Liberman: Only ground operation will secure peaceful summer for children in South

Speaking during visit to man wounded in rocket attack, Liberman claims his proposed occupation of Gaza meant to ensure security, not build settlements.

Foreign Minister Avigdor Liberman.  (photo credit: REUTERS)
Foreign Minister Avigdor Liberman.
(photo credit: REUTERS)
Speaking in Ashkelon, where he visited injured Israelis at Barzilai Medical Center, the foreign minister said, "Only a full ground  incursion in Gaza will secure a peaceful summer for our children in the South," reiterating a personal stance that has caused friction between the foreign minister and Prime Minister Binyamin Netanyahu.
"In the Gaza [disengagement] we gave [PA President Mahmoud] Abbas the keys to Gaza," said Liberman, pointing out that the result has been the thousands of rockets launched at Israel since that time.
"What I understand form the international community over the years is that it has wanted Israel to go back to the 1967 lines," he stated, "Which we did."
At Barzilai Medical Center, Liberman stressed, "There's no argument, we want to ensure citizens' security. We're not trying to build towns there [in Gaza], we just want security."

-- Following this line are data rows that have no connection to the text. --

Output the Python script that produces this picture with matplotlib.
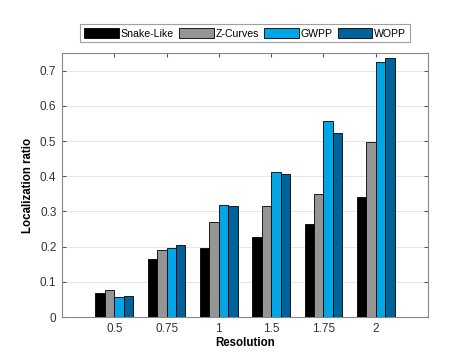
import matplotlib.pyplot as plt
import numpy as np

plt.rcParams['font.family'] = ['Liberation Sans', 'DejaVu Sans']

resolution = ['0.5', '0.75', '1', '1.5', '1.75', '2']
snake_like = [0.068, 0.165, 0.195, 0.227, 0.265, 0.340]
z_curves = [0.078, 0.190, 0.270, 0.315, 0.350, 0.498]
gwpp = [0.057, 0.195, 0.318, 0.413, 0.557, 0.725]
wopp = [0.059, 0.205, 0.315, 0.405, 0.522, 0.735]

series = [('Snake-Like', snake_like, '#000000'),
          ('Z-Curves', z_curves, '#959595'),
          ('GWPP', gwpp, '#00a6e6'),
          ('WOPP', wopp, '#00629b')]

fig = plt.figure(figsize=(4.74, 3.53), dpi=100)
ax = fig.add_axes([62 / 474, 1 - 317 / 353, 366 / 474, 264 / 353])

x = np.arange(1, len(resolution) + 1)
w = 0.18
for i, (name, vals, col) in enumerate(series):
    ax.bar(x + (i - 1.5) * w, vals, w, color=col, edgecolor='black',
           linewidth=0.6, label=name, zorder=3)

ax.set_xlim(0, 7)
ax.set_ylim(0, 0.75)
ax.set_xticks(x)
ax.set_xticklabels(resolution)
ax.set_yticks(np.arange(0, 0.71, 0.1))
ax.set_yticklabels(['0', '0.1', '0.2', '0.3', '0.4', '0.5', '0.6', '0.7'])
ax.yaxis.grid(True, color='#e6e6e6', linewidth=0.7, zorder=0)
ax.set_axisbelow(True)
ax.tick_params(direction='in', top=True, right=True, length=3,
               color='#555555', labelcolor='#333333', labelsize=8.5, pad=4)
for s in ax.spines.values():
    s.set_color('#888888')
    s.set_linewidth(0.8)

ax.set_xlabel('Resolution', fontweight='bold', fontsize=8.3, labelpad=2)
ax.set_ylabel('Localization ratio', fontweight='bold', fontsize=8.3, labelpad=4)

leg = ax.legend(loc='lower center', bbox_to_anchor=(0.5, 1.04), ncol=4,
                fontsize=7.6, frameon=True, fancybox=False, handlelength=3.3,
                handleheight=1.1, handletextpad=0.15, columnspacing=0.5,
                borderpad=0.35, borderaxespad=0)
leg.get_frame().set_edgecolor('#888888')
leg.get_frame().set_linewidth(0.8)

fig.savefig('out.png', dpi=100)
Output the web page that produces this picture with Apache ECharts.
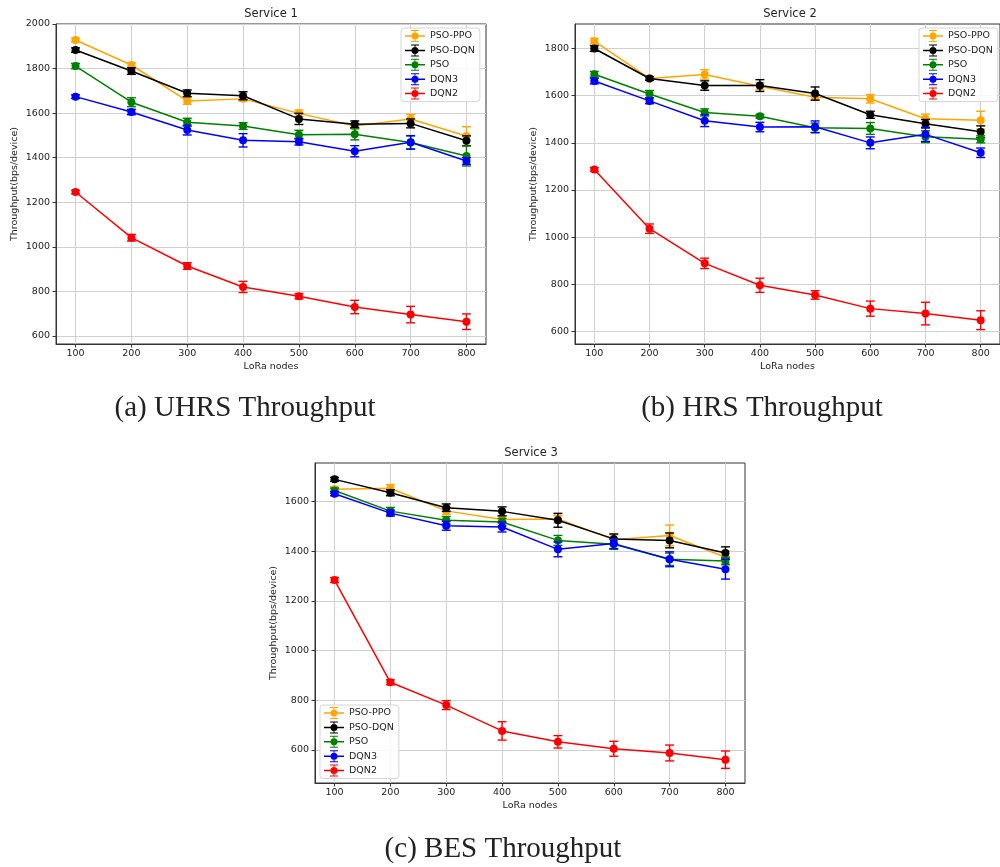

The statements by Liberman were followed by Norwegian Foreign Minister Børge Brende, who said he wanted to stop suffering both in Israel and Gaza and that he is very concerned about the situation.
Liberman made the statements on a visit to Barzilai Medical Center to visit Yarin Levy, 16, was on his way home from the barbershop in Ashkelon on Sunday when shrapnel from an exploding rocket hit him in the chest and landed him in the hospital’s intensive care unit.
The Barzilai emergency room was in the process of being moved to the building's bomb shelter on Wednesday after a rocket fell outside the current emergency room the day before. The hospital is vulnerable to rockets and the safety of patients who cannot easily be moved in and out of the bomb shelter is in jeopardy.
No one in the hospital was injured in Wednesday's rocket barrage as doctors made the tough decisions of whether to stay with patients or wait out the attack in the bomb shelter.